Thermal and Electrical Limits Defining Maximum Power
A turbine’s rated power is constrained by multiple interdependent systems:
- Generator thermal limit: DFIG and permanent magnet synchronous generators (PMSG) have stator/rotor winding temperature ceilings (e.g., Class H insulation: 180°C hotspot). Continuous overload beyond rated power causes accelerated insulation degradation (Arrhenius equation: life halves per 8–10°C rise).
- Power electronics rating: IGBT-based converters handle 110–125% of rated power for short durations (e.g., 10 sec), but sustained operation requires derating above 35°C ambient.
- Mechanical fatigue: Blade root bending moments scale with v²; drivetrain torque with v³. Exceeding rated power increases fatigue damage accumulation (Palmgren-Miner linear damage rule).
- Grid code compliance: ENTSO-E and FERC regulations require active power reduction during over-frequency events (>50.2 Hz), limiting dispatch above nameplate even if mechanically possible.
Thus, ‘how many megawatts’ is ultimately an engineered compromise balancing energy capture, component lifetime (design target: 20 years, 120,000 equivalent full-load hours), and levelized cost.
Future Trajectory: 20+ MW Turbines and Material Science Frontiers
Prototypes targeting 20+ MW are advancing rapidly. MingYang’s MySE 18.X-28X (announced 2023) features a 280 m rotor and direct-drive PMSG, rated at 18.5 MW with a 9.5 MW/m² power density. Key enablers include:
- Carbon-fiber spar caps reducing blade mass 25% vs. glass-epoxy (allowing longer blades without exponential weight growth)

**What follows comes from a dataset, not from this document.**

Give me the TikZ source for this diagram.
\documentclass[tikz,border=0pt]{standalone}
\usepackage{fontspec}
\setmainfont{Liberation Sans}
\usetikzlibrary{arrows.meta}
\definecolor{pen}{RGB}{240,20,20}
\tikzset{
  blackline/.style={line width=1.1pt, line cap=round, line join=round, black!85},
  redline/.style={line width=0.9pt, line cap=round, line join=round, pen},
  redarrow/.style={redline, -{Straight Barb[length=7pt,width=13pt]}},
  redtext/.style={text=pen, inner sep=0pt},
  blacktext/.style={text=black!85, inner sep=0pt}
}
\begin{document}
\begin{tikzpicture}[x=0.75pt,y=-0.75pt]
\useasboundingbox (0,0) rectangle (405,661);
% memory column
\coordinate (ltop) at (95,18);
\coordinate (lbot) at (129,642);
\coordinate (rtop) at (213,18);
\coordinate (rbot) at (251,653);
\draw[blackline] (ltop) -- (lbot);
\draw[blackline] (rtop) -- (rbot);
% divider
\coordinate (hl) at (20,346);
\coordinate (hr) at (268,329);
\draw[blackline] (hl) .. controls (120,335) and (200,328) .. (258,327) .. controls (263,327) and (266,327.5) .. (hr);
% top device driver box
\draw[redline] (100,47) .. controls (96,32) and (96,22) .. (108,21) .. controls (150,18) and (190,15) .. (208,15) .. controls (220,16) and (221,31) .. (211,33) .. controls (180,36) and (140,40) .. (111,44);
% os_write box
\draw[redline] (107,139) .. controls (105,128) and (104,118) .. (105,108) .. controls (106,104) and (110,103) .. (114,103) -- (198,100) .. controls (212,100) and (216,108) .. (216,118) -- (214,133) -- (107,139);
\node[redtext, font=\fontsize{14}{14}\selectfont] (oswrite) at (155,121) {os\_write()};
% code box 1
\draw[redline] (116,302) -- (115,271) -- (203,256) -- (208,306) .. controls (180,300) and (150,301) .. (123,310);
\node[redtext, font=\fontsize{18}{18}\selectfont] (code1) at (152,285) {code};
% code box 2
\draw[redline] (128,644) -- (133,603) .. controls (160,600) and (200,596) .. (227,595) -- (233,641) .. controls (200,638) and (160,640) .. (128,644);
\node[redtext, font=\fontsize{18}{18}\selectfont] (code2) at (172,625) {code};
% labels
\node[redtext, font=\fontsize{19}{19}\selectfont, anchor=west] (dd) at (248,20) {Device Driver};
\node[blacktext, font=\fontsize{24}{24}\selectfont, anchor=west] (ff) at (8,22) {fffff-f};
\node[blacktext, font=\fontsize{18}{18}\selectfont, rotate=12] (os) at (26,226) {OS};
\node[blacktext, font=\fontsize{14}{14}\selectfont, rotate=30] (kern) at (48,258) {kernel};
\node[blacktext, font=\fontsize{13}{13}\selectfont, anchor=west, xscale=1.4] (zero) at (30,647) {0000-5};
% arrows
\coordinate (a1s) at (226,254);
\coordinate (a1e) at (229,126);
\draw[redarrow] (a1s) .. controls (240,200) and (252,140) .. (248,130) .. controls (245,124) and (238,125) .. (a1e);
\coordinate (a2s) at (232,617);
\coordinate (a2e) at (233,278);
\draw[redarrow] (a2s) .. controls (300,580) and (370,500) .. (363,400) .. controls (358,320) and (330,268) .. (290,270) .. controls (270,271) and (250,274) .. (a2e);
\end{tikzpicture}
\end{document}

- High-temperature superconducting (HTS) generators (e.g., AMSC’s 3.6 MW prototype) cutting generator weight by 70% and losses by 75%
- Digital twin–driven predictive maintenance extending gearbox life from 12 to 18 years
However, scaling introduces new physics challenges: tower eigenfrequencies must avoid 3P excitation (3× rotor rotational frequency), requiring active damping or tuned mass dampers. At 280 m diameter, 3P at 7 rpm = 0.35 Hz—near typical soil resonance bands. Solutions include hybrid steel-concrete towers and foundation-integrated tuned liquid column dampers.
People Also Ask
What is the largest wind turbine in the world by megawatt rating?

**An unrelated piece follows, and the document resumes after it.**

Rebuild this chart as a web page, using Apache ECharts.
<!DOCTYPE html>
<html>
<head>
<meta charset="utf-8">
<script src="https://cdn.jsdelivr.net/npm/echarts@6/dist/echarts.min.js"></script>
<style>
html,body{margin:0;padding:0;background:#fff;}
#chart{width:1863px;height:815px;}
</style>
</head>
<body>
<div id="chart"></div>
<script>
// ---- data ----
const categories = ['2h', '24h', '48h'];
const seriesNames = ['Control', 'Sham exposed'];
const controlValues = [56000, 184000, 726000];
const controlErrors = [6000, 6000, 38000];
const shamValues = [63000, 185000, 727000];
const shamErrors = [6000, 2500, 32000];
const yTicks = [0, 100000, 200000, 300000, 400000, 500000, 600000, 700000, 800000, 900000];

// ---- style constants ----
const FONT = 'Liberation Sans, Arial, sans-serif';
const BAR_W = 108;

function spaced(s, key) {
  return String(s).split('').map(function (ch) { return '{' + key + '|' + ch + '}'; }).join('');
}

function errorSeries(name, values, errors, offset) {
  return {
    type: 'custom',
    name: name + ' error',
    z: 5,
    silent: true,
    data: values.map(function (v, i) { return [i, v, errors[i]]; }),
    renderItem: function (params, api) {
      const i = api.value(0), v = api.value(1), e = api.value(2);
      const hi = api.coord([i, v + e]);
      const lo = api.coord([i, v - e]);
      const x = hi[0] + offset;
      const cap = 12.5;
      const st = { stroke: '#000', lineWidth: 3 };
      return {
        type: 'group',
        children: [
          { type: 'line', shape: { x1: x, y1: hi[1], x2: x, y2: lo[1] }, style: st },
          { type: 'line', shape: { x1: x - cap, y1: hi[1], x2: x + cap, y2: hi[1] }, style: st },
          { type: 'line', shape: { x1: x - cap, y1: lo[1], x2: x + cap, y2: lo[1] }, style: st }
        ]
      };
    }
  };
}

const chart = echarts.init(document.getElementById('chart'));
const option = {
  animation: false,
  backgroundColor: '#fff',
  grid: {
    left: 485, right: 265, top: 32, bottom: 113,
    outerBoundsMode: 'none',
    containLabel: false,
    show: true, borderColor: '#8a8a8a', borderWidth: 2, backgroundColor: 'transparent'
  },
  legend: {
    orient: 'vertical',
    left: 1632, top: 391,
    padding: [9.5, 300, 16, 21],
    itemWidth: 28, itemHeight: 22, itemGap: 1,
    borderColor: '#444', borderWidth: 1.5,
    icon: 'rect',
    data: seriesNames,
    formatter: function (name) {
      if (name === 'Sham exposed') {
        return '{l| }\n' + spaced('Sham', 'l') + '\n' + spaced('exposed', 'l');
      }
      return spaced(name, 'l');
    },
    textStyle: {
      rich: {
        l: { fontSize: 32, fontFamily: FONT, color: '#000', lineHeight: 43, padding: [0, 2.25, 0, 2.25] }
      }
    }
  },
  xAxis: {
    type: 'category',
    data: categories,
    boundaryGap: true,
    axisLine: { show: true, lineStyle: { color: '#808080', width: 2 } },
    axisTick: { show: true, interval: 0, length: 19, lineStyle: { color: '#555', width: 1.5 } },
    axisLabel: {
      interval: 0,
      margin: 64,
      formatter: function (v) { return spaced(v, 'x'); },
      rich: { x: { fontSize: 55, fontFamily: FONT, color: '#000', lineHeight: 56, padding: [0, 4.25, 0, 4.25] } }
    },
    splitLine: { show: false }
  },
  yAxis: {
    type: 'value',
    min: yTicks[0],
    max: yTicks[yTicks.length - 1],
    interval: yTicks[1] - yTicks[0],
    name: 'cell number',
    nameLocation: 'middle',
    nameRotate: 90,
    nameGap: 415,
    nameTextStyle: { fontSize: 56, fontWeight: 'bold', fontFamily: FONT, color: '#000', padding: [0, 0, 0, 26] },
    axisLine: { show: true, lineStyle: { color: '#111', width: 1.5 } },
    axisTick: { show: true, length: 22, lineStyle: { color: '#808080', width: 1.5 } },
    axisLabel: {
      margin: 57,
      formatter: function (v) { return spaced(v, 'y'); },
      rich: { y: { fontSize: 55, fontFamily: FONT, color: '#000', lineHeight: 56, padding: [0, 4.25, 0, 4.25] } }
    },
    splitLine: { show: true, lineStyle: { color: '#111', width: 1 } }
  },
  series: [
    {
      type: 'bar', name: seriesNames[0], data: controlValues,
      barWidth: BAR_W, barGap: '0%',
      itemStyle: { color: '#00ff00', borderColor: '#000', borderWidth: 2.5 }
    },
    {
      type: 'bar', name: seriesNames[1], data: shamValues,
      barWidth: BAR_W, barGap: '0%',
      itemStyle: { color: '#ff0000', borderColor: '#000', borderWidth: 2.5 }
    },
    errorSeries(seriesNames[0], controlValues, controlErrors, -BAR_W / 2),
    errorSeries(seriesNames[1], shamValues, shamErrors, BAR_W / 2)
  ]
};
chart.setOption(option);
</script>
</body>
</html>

Vestas V236-15.0 MW (15.0 MW, 236 m rotor), commercially deployed at Ørsted’s Vesterhav Syd & Nord offshore farm (Denmark) since Q3 2023.
How many homes can a 5 MW wind turbine power?

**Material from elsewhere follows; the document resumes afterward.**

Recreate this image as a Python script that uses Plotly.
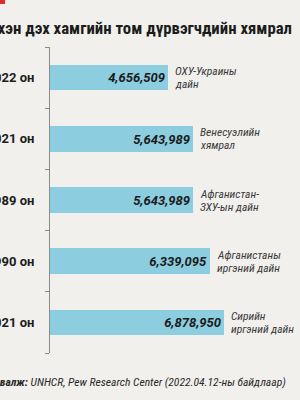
import plotly.graph_objects as go

years = ["2022 он", "2021 он", "1989 он", "1990 он", "2021 он"]
values = [4656509, 5643989, 5643989, 6339095, 6878950]
value_labels = ["4,656,509", "5,643,989", "5,643,989", "6,339,095", "6,878,950"]
events_line1 = ["ОХУ-Украины", "Венесуэлийн", "Афганистан-", "Афганистаны", "Сирийн"]
events_line2 = ["дайн", "хямрал", "ЗХУ-ын дайн", "иргэний дайн", "иргэний дайн"]
title_text = "Сүүлийн зууны эхэн дэх хамгийн том дүрвэгчдийн хямрал"
source_text = "<b>Эх сурвалж:</b> UNHCR, Pew Research Center (2022.04.12-ны байдлаар)"

pos = list(range(len(years)))
bg = "#f1f0ec"
narrow = "Liberation Sans Narrow, Roboto Condensed, Roboto, sans-serif"

fig = go.Figure()
fig.add_trace(go.Bar(
    x=values, y=pos, orientation="h", width=0.42,
    marker=dict(color="#8ccde0", line=dict(width=0)),
    text=value_labels, textposition="inside", insidetextanchor="end",
    textangle=0, constraintext="none",
    insidetextfont=dict(family="Roboto, sans-serif", size=13, color="#1b1b1b",
                        weight="bold", style="italic"),
    hoverinfo="skip",
))
# invisible trace for boundary ticks axis
fig.add_trace(go.Scatter(x=[None], y=[None], yaxis="y2", showlegend=False, hoverinfo="skip"))

for v, p, l1, l2 in zip(values, pos, events_line1, events_line2):
    for txt, ys in ((l1, 6.5), (l2, -6.5)):
        fig.add_annotation(x=v, y=p, xref="x", yref="y", text=txt, showarrow=False,
                           xanchor="left", yanchor="middle", xshift=5, yshift=ys, align="left",
                           font=dict(family=narrow, size=11.5, color="#3a3a3a", style="italic"))

fig.add_annotation(x=0.952, y=-0.095, xref="paper", yref="paper", text=source_text,
                   showarrow=False, xanchor="right", yanchor="middle",
                   font=dict(family=narrow, size=11.6, color="#2a2a2a", style="italic"))

fig.add_shape(type="rect", xref="paper", yref="paper", x0=-0.2, x1=-0.18,
              y0=1 + 43 / 306, y1=1 + 47 / 306, fillcolor="#e0282e", line=dict(width=0))

fig.update_layout(
    width=300, height=400,
    margin=dict(l=50, r=0, t=47, b=47),
    paper_bgcolor=bg, plot_bgcolor=bg,
    showlegend=False, bargap=0,
    title=dict(text="<b>" + title_text + "</b>", xref="container", yref="container",
               x=292 / 300, xanchor="right", y=1 - 28 / 400, yanchor="middle",
               font=dict(family="Roboto Condensed, Roboto, sans-serif", size=16.8, color="#1c1c1c")),
    xaxis=dict(range=[0, 9.88e6], visible=False, fixedrange=True),
    yaxis=dict(range=[4.5, -0.5], tickmode="array", tickvals=pos, ticktext=years,
               ticks="", showline=True, linecolor="#8a8a8a", linewidth=1,
               showgrid=False, zeroline=False, automargin=False, ticklabelstandoff=12,
               tickfont=dict(family="Roboto, sans-serif", size=13, color="#1c1c1c", weight="bold")),
    yaxis2=dict(range=[4.5, -0.5], overlaying="y", side="left", tickmode="array",
                tickvals=[-0.5, 0.5, 1.5, 2.5, 3.5, 4.5], showticklabels=False,
                ticks="outside", ticklen=4, tickcolor="#8a8a8a", showgrid=False,
                zeroline=False, showline=False, automargin=False),
)

fig.write_html("out.html")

Assuming U.S. average household consumption of 10,632 kWh/year (EIA 2023) and 35% capacity factor: 5,000 kW × 0.35 × 8,760 h = 15.33 GWh/year → ~1,442 homes. Actual numbers vary ±30% with regional usage and CF.
Why don’t all wind turbines use the highest possible megawatt rating?
Higher ratings increase structural loads, foundation costs, transport/logistics complexity, and reduce operational flexibility in low-wind regions. A 6.8 MW turbine may be uneconomical where 3.4 MW units achieve 40% CF due to better site matching.
Is offshore wind always rated higher than onshore?
Yes, consistently. Offshore turbines average 10.2 MW (2023 GWEC data) vs. onshore’s 4.3 MW, driven by higher wind resource, fewer logistical constraints, and economies of scale in foundation and installation.
How does altitude affect wind turbine megawatt output?
Air density decreases ~1% per 100 m elevation. Since P ∝ ρv³, a turbine at 2,000 m ASL (ρ ≈ 0.79 kg/m³ vs. sea-level 1.225 kg/m³) loses ~35% power potential at identical wind speed—requiring derating or site-specific certification.
Can a wind turbine exceed its rated megawatt output?
Only transiently (<10 sec) during gusts before pitch control activates. Sustained overspeed risks catastrophic failure. Grid codes prohibit >105% rated power without explicit curtailment authorization.